The New York Attorney General plays a distinct role in ultra vires enforcement under BCL 1101, which allows the state to bring an action for judicial dissolution if a corporation persistently engages in unauthorized activities. This mechanism is reserved for egregious cases where a company repeatedly acts beyond its legal scope, jeopardizing public interests or regulatory compliance. Courts may appoint a receiver to oversee corporate assets, unwind improper transactions, or, in extreme cases, dissolve the entity altogether.
Businesses facing potential ultra vires concerns should involve legal counsel early to mitigate risks.
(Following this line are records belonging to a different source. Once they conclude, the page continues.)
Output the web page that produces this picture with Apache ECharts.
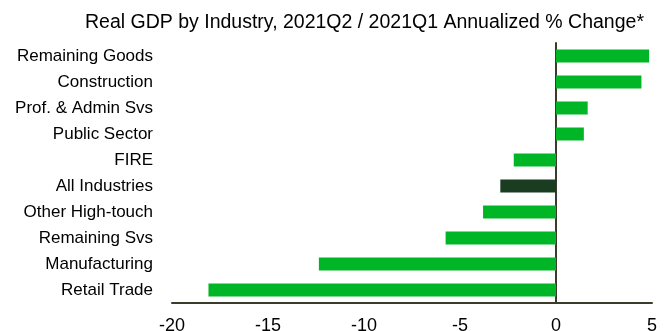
<!DOCTYPE html>
<html><head><meta charset="utf-8">
<script src="https://cdn.jsdelivr.net/npm/echarts@6/dist/echarts.min.js"></script>
<style>html,body{margin:0;padding:0;background:#fff}#c{width:670px;height:331px}</style>
</head><body><div id="c"></div>
<script>
const categories = ["Retail Trade","Manufacturing","Remaining Svs","Other High-touch","All Industries","FIRE","Public Sector","Prof. & Admin Svs","Construction","Remaining Goods"];
const values = [-18.1, -12.35, -5.75, -3.8, -2.9, -2.2, 1.45, 1.65, 4.45, 4.85];
const highlight = "All Industries";
const xTicks = {min: -20, max: 5, interval: 5};
const titleText = "Real GDP by Industry, 2021Q2 / 2021Q1 Annualized % Change*";

const chart = echarts.init(document.getElementById('c'), null, {renderer: 'canvas'});
chart.setOption({
  animation: false,
  title: {text: titleText, left: 80, top: 8, textStyle: {fontFamily: 'Liberation Sans', fontSize: 19.5, fontWeight: 'normal', color: '#000'}},
  grid: {left: 172, right: 18, top: 43, bottom: 28, containLabel: false, outerBoundsMode: 'none'},
  xAxis: {type: 'value', min: xTicks.min, max: xTicks.max, interval: xTicks.interval,
    splitLine: {show: false},
    axisLine: {show: true, onZero: false, lineStyle: {color: '#3b3b2b', width: 2}},
    axisTick: {show: false},
    axisLabel: {color: '#000', fontFamily: 'Liberation Sans', fontSize: 18, margin: 14}},
  yAxis: {type: 'category', data: categories,
    axisLine: {show: true, onZero: true, lineStyle: {color: '#3b3b2b', width: 2}},
    axisTick: {show: false},
    axisLabel: {color: '#000', fontFamily: 'Liberation Sans', fontSize: 17, margin: 19}},
  series: [{type: 'bar', barWidth: 13,
    data: values.map((v, i) => ({value: v, itemStyle: {color: categories[i] === highlight ? '#1a3d22' : '#00b526'}}))}]
});
</script></body></html>
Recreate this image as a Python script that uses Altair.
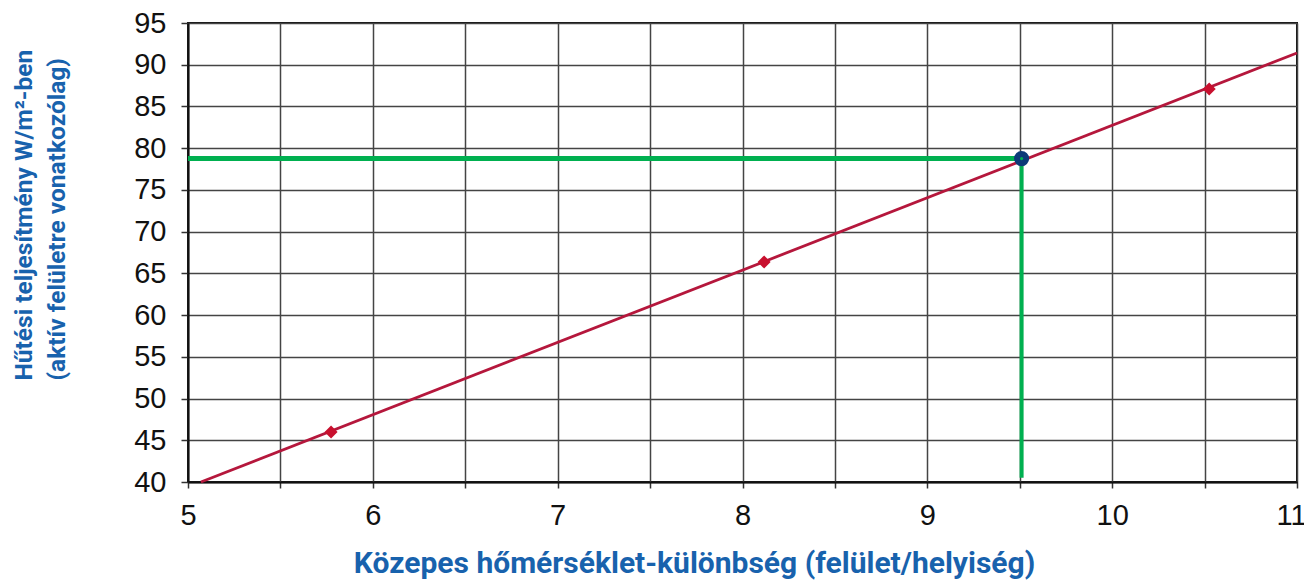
import altair as alt
import pandas as pd

# --- data ---
line_x = [5.07, 11.0]
line_y = [40.0, 91.4]

meas_x = [5.774, 8.117, 10.525]
meas_y = [46.0, 66.36, 87.09]

pick_x = 9.51
pick_y = 78.75
green_h_x = [5.0, pick_x]
green_h_y = [pick_y, pick_y]
green_v_x = [pick_x, pick_x]
green_v_y = [pick_y, 40.5]

x_ticks = [5, 5.5, 6, 6.5, 7, 7.5, 8, 8.5, 9, 9.5, 10, 10.5, 11]
y_ticks = [40, 42.5, 45, 47.5, 50, 52.5, 55, 57.5, 60, 62.5, 65, 67.5, 70,
           72.5, 75, 77.5, 80, 82.5, 85, 87.5, 90, 92.5, 95]

x_title = "Közepes hőmérséklet-különbség (felület/helyiség)"
y_title = ["Hűtési teljesítmény W/m²-ben", "(aktív felületre vonatkozólag)"]

BLUE = "#1862ad"
RED = "#b5173c"
GREEN = "#00b050"
NAVY = "#0b3a78"

line_df = pd.DataFrame({"x": line_x, "y": line_y})
meas_df = pd.DataFrame({"x": meas_x, "y": meas_y})
gh_df = pd.DataFrame({"x": green_h_x, "y": green_h_y})
gv_df = pd.DataFrame({"x": green_v_x, "y": green_v_y})
pick_df = pd.DataFrame({"x": [pick_x], "y": [pick_y]})

xscale = alt.Scale(domain=[5, 11], nice=False, zero=False)
yscale = alt.Scale(domain=[40, 95], nice=False, zero=False)

xaxis = alt.Axis(
    values=x_ticks,
    labelExpr="datum.value % 1 === 0 ? format(datum.value, 'd') : ''",
    labelFlush=False, labelOverlap=False,
    labelOffset={"condition": {"test": "datum.value === 11", "value": -6}, "value": 0},
    title=x_title, titleX=506, titleY=90, titleAlign="center",
    titleBaseline="alphabetic", titleAnchor="start",
    labelFont="Liberation Sans", labelFontSize=29, labelColor="#111",
    labelPadding=13, labelBaseline="top",
    tickSize=6, tickColor="#333", tickWidth=1.5,
    domainColor="#111", domainWidth=2,
    grid=True, gridColor="#444", gridWidth=1.5,
    titleFont="Roboto", titleFontSize=30, titleFontWeight="bold", titleColor=BLUE,
)
yaxis = alt.Axis(
    values=y_ticks,
    labelExpr="datum.value % 5 === 0 ? datum.label : ''",
    labelFlush=False, labelOverlap=False,
    title=y_title, titleX=-157, titleY=357, titleAngle=270, titleAlign="left",
    titleBaseline="alphabetic", titleLineHeight=33, titleAnchor="start",
    labelFont="Liberation Sans", labelFontSize=29, labelColor="#111",
    labelPadding=15,
    tickSize=7, tickColor="#333", tickWidth=1.5,
    domainColor="#111", domainWidth=2,
    grid=True, gridColor="#444", gridWidth=1.5,
    gridOpacity={"condition": {"test": "datum.value % 5 === 0", "value": 1}, "value": 0},
    titleFont="Roboto", titleFontSize=24.5, titleFontWeight="bold", titleColor=BLUE,
)

base_x = alt.X("x:Q", scale=xscale, axis=xaxis)
base_y = alt.Y("y:Q", scale=yscale, axis=yaxis)

reg = alt.Chart(line_df).mark_line(color=RED, strokeWidth=2.8).encode(x=base_x, y=base_y)
gh = alt.Chart(gh_df).mark_line(color=GREEN, strokeWidth=5).encode(x="x:Q", y="y:Q")
gv = alt.Chart(gv_df).mark_line(color=GREEN, strokeWidth=4).encode(x="x:Q", y="y:Q")
pts = alt.Chart(meas_df).mark_point(shape="diamond", filled=True, color="#c8102e",
                                    size=170, opacity=1).encode(x="x:Q", y="y:Q")
ring = alt.Chart(pick_df).mark_point(shape="circle", filled=True, color=NAVY,
                                     size=230, opacity=1).encode(x="x:Q", y="y:Q")
dot = alt.Chart(pick_df).mark_point(shape="circle", filled=True, color=GREEN,
                                    size=10, opacity=1).encode(x="x:Q", y="y:Q")

chart = alt.layer(reg, gh, gv, pts, ring, dot).properties(
    width=1109, height=459,
    autosize=alt.AutoSizeParams(type="none"),
    padding={"left": 180, "top": 15, "right": 7, "bottom": 100},
    background="white",
).configure_view(stroke="#111", strokeWidth=2)

chart.save("out.html", embed_options={"renderer": "svg", "actions": False})
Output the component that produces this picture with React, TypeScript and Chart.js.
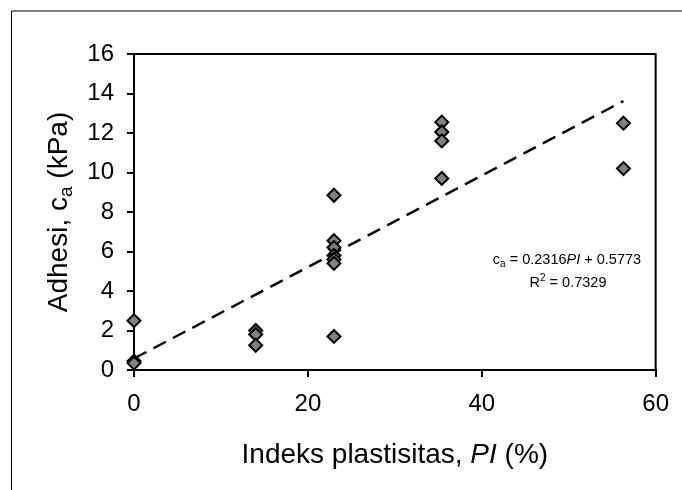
import React, { useEffect, useRef } from "react";
import { Chart, registerables } from "chart.js";

Chart.register(...registerables);

// ---- data ----
const PI_VALUES = [0, 0, 0, 14, 14, 14, 23, 23, 23, 23, 23, 23, 23, 35.4, 35.4, 35.4, 35.4, 56.3, 56.3];
const CA_VALUES = [2.5, 0.45, 0.35, 2.0, 1.8, 1.25, 8.85, 6.55, 6.2, 5.8, 5.6, 5.4, 1.7, 12.55, 12.05, 11.6, 9.7, 12.5, 10.2];
const TREND_X = [0, 56.3];
const TREND_Y = [0.58, 13.62];
const X_TICKS = [0, 20, 40, 60];
const Y_TICKS = [0, 2, 4, 6, 8, 10, 12, 14, 16];
const X_TITLE_RUNS = [
  { t: "Indeks plastisitas, ", italic: false },
  { t: "PI", italic: true },
  { t: " (%)", italic: false },
];
const Y_TITLE_RUNS = [
  { t: "Adhesi, c", sub: false },
  { t: "a", sub: true },
  { t: " (kPa)", sub: false },
];
const EQ_LINE1 = ["c", "a", " = 0.2316", "PI", " + 0.5773"];
const EQ_LINE2 = ["R", "2", " = 0.7329"];

const FONT = '"Liberation Sans", Arial, sans-serif';

type Run = { t: string; size: number; italic?: boolean; dy?: number };

function font(r: Run) {
  return `${r.italic ? "italic " : ""}${r.size}px ${FONT}`;
}

function drawRuns(ctx: CanvasRenderingContext2D, runs: Run[], cx: number, baseline: number) {
  let total = 0;
  const widths = runs.map((r) => {
    ctx.font = font(r);
    const w = ctx.measureText(r.t).width;
    total += w;
    return w;
  });
  let x = cx - total / 2;
  ctx.textAlign = "left";
  ctx.textBaseline = "alphabetic";
  runs.forEach((r, i) => {
    ctx.font = font(r);
    ctx.fillText(r.t, x, baseline + (r.dy || 0));
    x += widths[i];
  });
}

const decorPlugin = {
  id: "decor",
  beforeDraw(chart: any) {
    const ctx = chart.ctx as CanvasRenderingContext2D;
    ctx.save();
    ctx.fillStyle = "#ffffff";
    ctx.fillRect(0, 0, chart.width, chart.height);
    ctx.strokeStyle = "#000";
    ctx.lineWidth = 1;
    ctx.beginPath();
    ctx.moveTo(11.5, chart.height);
    ctx.lineTo(11.5, 11);
    ctx.lineTo(chart.width, 11);
    ctx.stroke();
    ctx.restore();
  },
  afterDraw(chart: any) {
    const ctx = chart.ctx as CanvasRenderingContext2D;
    const a = chart.chartArea;
    ctx.save();
    ctx.strokeStyle = "#000";
    ctx.lineWidth = 2;
    ctx.beginPath();
    ctx.moveTo(a.left, a.top);
    ctx.lineTo(a.right, a.top);
    ctx.lineTo(a.right, a.bottom);
    ctx.stroke();

    ctx.fillStyle = "#000";
    const xRuns: Run[] = X_TITLE_RUNS.map((r) => ({ t: r.t, size: 28, italic: r.italic }));
    drawRuns(ctx, xRuns, (a.left + a.right) / 2, 463);

    ctx.save();
    ctx.translate(67, (a.top + a.bottom) / 2);
    ctx.rotate(-Math.PI / 2);
    const yRuns: Run[] = Y_TITLE_RUNS.map((r) => ({ t: r.t, size: r.sub ? 19 : 28, dy: r.sub ? 5 : 0 }));
    drawRuns(ctx, yRuns, 0, 0);
    ctx.restore();

    const eq1: Run[] = [
      { t: EQ_LINE1[0], size: 14.5 },
      { t: EQ_LINE1[1], size: 10, dy: 3 },
      { t: EQ_LINE1[2], size: 14.5 },
      { t: EQ_LINE1[3], size: 14.5, italic: true },
      { t: EQ_LINE1[4], size: 14.5 },
    ];
    drawRuns(ctx, eq1, 567, 263.5);
    const eq2: Run[] = [
      { t: EQ_LINE2[0], size: 14.5 },
      { t: EQ_LINE2[1], size: 10, dy: -6 },
      { t: EQ_LINE2[2], size: 14.5 },
    ];
    drawRuns(ctx, eq2, 568, 286.5);
    ctx.restore();
  },
};

export default function App() {
  const ref = useRef<HTMLCanvasElement | null>(null);
  useEffect(() => {
    if (!ref.current) return;
    const points = PI_VALUES.map((x, i) => ({ x, y: CA_VALUES[i] }));
    const trend = TREND_X.map((x, i) => ({ x, y: TREND_Y[i] }));
    const chart = new Chart(ref.current, {
      type: "scatter",
      data: {
        datasets: [
          {
            type: "line",
            label: "trend",
            data: trend,
            borderColor: "#000",
            borderWidth: 2.4,
            borderDash: [14, 8],
            pointRadius: 0,
            fill: false,
            showLine: true,
            clip: false,
          } as any,
          {
            label: "data",
            data: points,
            pointStyle: "rectRot",
            pointRadius: 6.5,
            pointBackgroundColor: "#808080",
            pointBorderColor: "#000",
            pointBorderWidth: 2,
            showLine: false,
            clip: false,
          } as any,
        ],
      },
      options: {
        responsive: false,
        animation: false,
        devicePixelRatio: 1,
        layout: { padding: { left: 0, top: 54, right: 26, bottom: 0 } },
        plugins: { legend: { display: false }, tooltip: { enabled: false }, title: { display: false } },
        scales: {
          x: {
            type: "linear",
            min: 0,
            max: 60,
            afterBuildTicks: (s: any) => {
              s.ticks = X_TICKS.map((v) => ({ value: v }));
            },
            afterFit: (s: any) => {
              s.height = 120;
            },
            grid: { display: true, drawOnChartArea: false, drawTicks: true, tickLength: 7, color: "#000", lineWidth: 2 },
            border: { display: true, color: "#000", width: 2 },
            ticks: { color: "#000", padding: 13, font: { family: FONT, size: 24 }, maxRotation: 0 },
          },
          y: {
            type: "linear",
            min: 0,
            max: 16,
            afterBuildTicks: (s: any) => {
              s.ticks = Y_TICKS.map((v) => ({ value: v }));
            },
            afterFit: (s: any) => {
              s.width = 134;
            },
            grid: { display: true, drawOnChartArea: false, drawTicks: true, tickLength: 7, color: "#000", lineWidth: 2 },
            border: { display: true, color: "#000", width: 2 },
            ticks: { color: "#000", padding: 13, font: { family: FONT, size: 24 } },
          },
        },
      } as any,
      plugins: [decorPlugin],
    });
    return () => chart.destroy();
  }, []);
  return (
    <div style={{ position: "fixed", left: 0, top: 0, width: 682, height: 490 }}>
      <canvas ref={ref} width={682} height={490} style={{ display: "block" }} />
    </div>
  );
}
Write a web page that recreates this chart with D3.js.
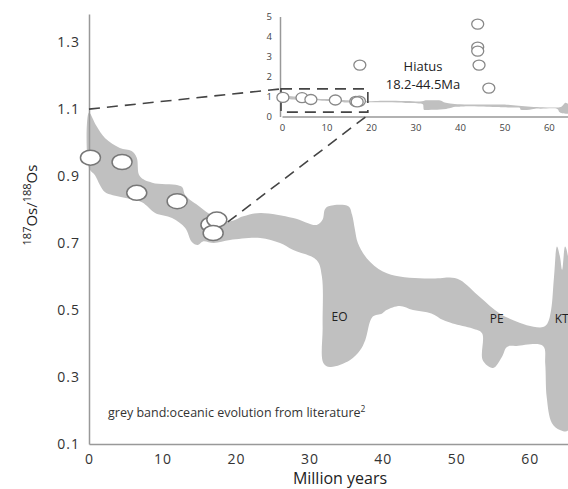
<!DOCTYPE html>
<html><head><meta charset="utf-8">
<script src="https://cdn.jsdelivr.net/npm/d3@7"></script>
<style>body{margin:0;background:#fff}svg{display:block;font-family:"Open Sans",sans-serif}</style>
</head><body><svg id="c" width="568" height="489"></svg>
<script>
// ---- data ----
const xTicks=[0,10,20,30,40,50,60];
const yTicks=[0.1,0.3,0.5,0.7,0.9,1.1,1.3];
const insetXTicks=[0,10,20,30,40,50,60];
const insetYTicks=[0,1,2,3,4,5];
const measuredAge=[0.2,4.5,6.5,12,16.6,17.4,16.9];
const measuredOs=[0.955,0.942,0.85,0.825,0.755,0.77,0.73];
const insetExtraAge=[17.5,44,44,44,44.3,46.5];
const insetExtraOs=[2.57,4.62,3.47,3.27,2.57,1.42];
const bandUpper=[[0,1.09],[1,1.05],[2.2,1.013],[4.2,0.984],[5.8,0.975],[6.5,0.955],[6.9,0.90],[8.6,0.88],[12.1,0.873],[12.7,0.867],[13.1,0.843],[14.8,0.813],[16.2,0.79],[17.5,0.775],[19.2,0.765],[21,0.78],[23.3,0.79],[27.8,0.775],[31,0.754],[31.8,0.77],[32.1,0.80],[32.6,0.81],[35.3,0.81],[35.8,0.785],[36.2,0.74],[36.6,0.70],[37.8,0.655],[40,0.615],[42.3,0.60],[45,0.595],[47.8,0.595],[49.1,0.597],[50.5,0.59],[53.2,0.539],[55.9,0.49],[58.6,0.462],[60.5,0.45],[61.8,0.449],[62.4,0.46],[62.9,0.50],[63.3,0.60],[63.7,0.69],[64.1,0.66],[64.4,0.62],[64.8,0.69],[65.2,0.66]];
const bandLower=[[0,0.924],[0.8,0.903],[1.5,0.873],[2.2,0.852],[4.5,0.837],[7.2,0.822],[9,0.79],[11.3,0.775],[13.1,0.745],[14,0.703],[14.8,0.694],[15.5,0.705],[17,0.70],[19.2,0.709],[23.3,0.715],[26,0.70],[27.8,0.679],[31,0.649],[31.7,0.60],[31.8,0.45],[31.9,0.342],[32.8,0.33],[35.5,0.35],[36.9,0.38],[37.6,0.41],[38.6,0.48],[39.9,0.49],[40.5,0.50],[42.3,0.512],[44.1,0.50],[46.6,0.49],[48.2,0.47],[49.5,0.46],[52.2,0.445],[53.5,0.431],[53.6,0.35],[55,0.327],[56.2,0.36],[56.9,0.39],[58.2,0.393],[61.8,0.393],[62.1,0.34],[62.3,0.24],[63,0.163],[64.1,0.142],[65.2,0.14]];
const eventLabels=["EO","PE","KT"];
const eventAges=[34.1,55.5,63.4];
const eventOs=[0.476,0.47,0.47];
const hiatusLines=["Hiatus","18.2-44.5Ma"];
const zoomBoxAge=[0,19.3];
const zoomBoxOs=[0.22,1.38];

// ---- scales ----
const svg=d3.select("#c");
const x=d3.scaleLinear().domain([0,65.2]).range([89,568]);
const y=d3.scaleLinear().domain([0.1,1.384]).range([444,14]);
const ix=d3.scaleLinear().domain([0,65.2]).range([282,572]);
const iy=d3.scaleLinear().domain([0,5]).range([116.5,16.5]);

const bandPoly=bandUpper.concat(bandLower.slice().reverse());
const bandColor="#c0c0c0";

// main band
svg.append("path").datum(bandPoly)
  .attr("d",d3.line().x(d=>x(d[0])).y(d=>y(d[1])).curve(d3.curveCatmullRomClosed.alpha(0.5)))
  .attr("fill",bandColor);

// axes
const gx=svg.append("g").attr("transform",`translate(0,${y(0.1)})`)
  .call(d3.axisBottom(x).tickValues(xTicks).tickSize(0).tickSizeOuter(0).tickPadding(10));
const gy=svg.append("g").attr("transform",`translate(${x(0)},0)`)
  .call(d3.axisLeft(y).tickValues(yTicks).tickSize(0).tickSizeOuter(0).tickPadding(9).tickFormat(d3.format(".1f")));
[gx,gy].forEach(g=>{
  g.select(".domain").attr("stroke","#999").attr("stroke-width",1.5);
  g.selectAll("text").attr("font-family","Open Sans").attr("font-size",14).attr("fill","#333").attr("letter-spacing",1);
});

// axis titles
svg.append("text").attr("x",340).attr("y",484).attr("text-anchor","middle")
  .attr("font-size",16).attr("fill","#222").text("Million years");
const yt=svg.append("text").attr("transform","translate(37,205) rotate(-90)").attr("text-anchor","middle")
  .attr("font-size",15).attr("fill","#222");
yt.append("tspan").attr("font-size",11).attr("dy",-6).text("187");
yt.append("tspan").attr("dy",6).text("Os/");
yt.append("tspan").attr("font-size",11).attr("dy",-6).text("188");
yt.append("tspan").attr("dy",6).text("Os");

// legend note
const note=svg.append("text").attr("x",108).attr("y",417).attr("font-size",12.5).attr("fill","#333");
note.append("tspan").text("grey band:oceanic evolution from literature");
note.append("tspan").attr("font-size",8.5).attr("dy",-5).text("2");

// event labels
svg.selectAll(".ev").data(eventLabels).enter().append("text")
  .attr("x",(d,i)=>x(eventAges[i])).attr("y",(d,i)=>y(eventOs[i]))
  .attr("text-anchor",(d,i)=>i===2?"start":"middle").attr("dominant-baseline","middle")
  .attr("font-size",12).attr("fill","#222").text(d=>d);

// ---- inset ----
svg.append("path").datum(bandPoly)
  .attr("d",d3.line().x(d=>ix(d[0])).y(d=>iy(d[1])).curve(d3.curveCatmullRomClosed.alpha(0.5)))
  .attr("fill",bandColor);
const igx=svg.append("g").attr("transform",`translate(0,${iy(0)})`)
  .call(d3.axisBottom(ix).tickValues(insetXTicks).tickSize(0).tickSizeOuter(0).tickPadding(8));
const igy=svg.append("g").attr("transform",`translate(${ix(0)-2},0)`)
  .call(d3.axisLeft(iy).tickValues(insetYTicks).tickSize(0).tickSizeOuter(0).tickPadding(8).tickFormat(d3.format("d")));
[igx,igy].forEach(g=>{
  g.select(".domain").attr("stroke","#999").attr("stroke-width",1.5);
  g.selectAll("text").attr("font-family","Open Sans").attr("font-size",9.5).attr("fill","#444");
});

// dashed zoom box and connectors
const dash="11,7";
svg.append("rect").attr("x",ix(zoomBoxAge[0])-1).attr("y",iy(zoomBoxOs[1]))
  .attr("width",ix(zoomBoxAge[1])-ix(zoomBoxAge[0])+1).attr("height",iy(zoomBoxOs[0])-iy(zoomBoxOs[1]))
  .attr("fill","none").attr("stroke","#444").attr("stroke-width",1.6).attr("stroke-dasharray",dash);
svg.append("line").attr("x1",x(0)).attr("y1",y(1.1)).attr("x2",ix(zoomBoxAge[0])-1).attr("y2",iy(zoomBoxOs[1]))
  .attr("stroke","#444").attr("stroke-width",1.6).attr("stroke-dasharray",dash);
svg.append("line").attr("x1",x(18.9)).attr("y1",y(0.763)).attr("x2",ix(18.9)).attr("y2",iy(0))
  .attr("stroke","#444").attr("stroke-width",1.6).attr("stroke-dasharray",dash);

// inset points
const insetAge=measuredAge.concat(insetExtraAge), insetOs=measuredOs.concat(insetExtraOs);
svg.selectAll(".ip").data(insetAge).enter().append("ellipse")
  .attr("cx",(d,i)=>ix(d)).attr("cy",(d,i)=>iy(insetOs[i])).attr("rx",6).attr("ry",5)
  .attr("fill","#fff").attr("stroke","#888").attr("stroke-width",1.3);

// hiatus text
svg.selectAll(".hi").data(hiatusLines).enter().append("text")
  .attr("x",423).attr("y",(d,i)=>71+i*18).attr("text-anchor","middle")
  .attr("font-size",13).attr("fill","#222").text(d=>d);

// main points
svg.selectAll(".mp").data(measuredAge).enter().append("ellipse")
  .attr("cx",d=>x(d)).attr("cy",(d,i)=>y(measuredOs[i])).attr("rx",10).attr("ry",7.5)
  .attr("fill","#fff").attr("stroke","#777").attr("stroke-width",1.5);
</script></body></html>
Attorneys can assess whether a contemplated action aligns with corporate authority and provide guidance before a transaction is executed. This is particularly important for companies considering activities that may push the boundaries of their corporate purpose or involve regulatory scrutiny, such as mergers, acquisitions, or financial transactions requiring board and shareholder approval.
Legal counsel is also essential when an ultra vires claim arises, whether from shareholders, regulatory authorities, or contracting parties. Attorneys can develop a legal strategy to defend the action, negotiate settlements, or seek judicial validation of the transaction. In cases involving enforcement actions by the New York Attorney General, experienced corporate attorneys can work to resolve the matter through compliance measures rather than litigation, reducing the risk of severe penalties, including corporate dissolution. Businesses should also engage counsel when drafting or amending governing documents to ensure corporate authority is clearly defined, minimizing the likelihood of future ultra vires disputes.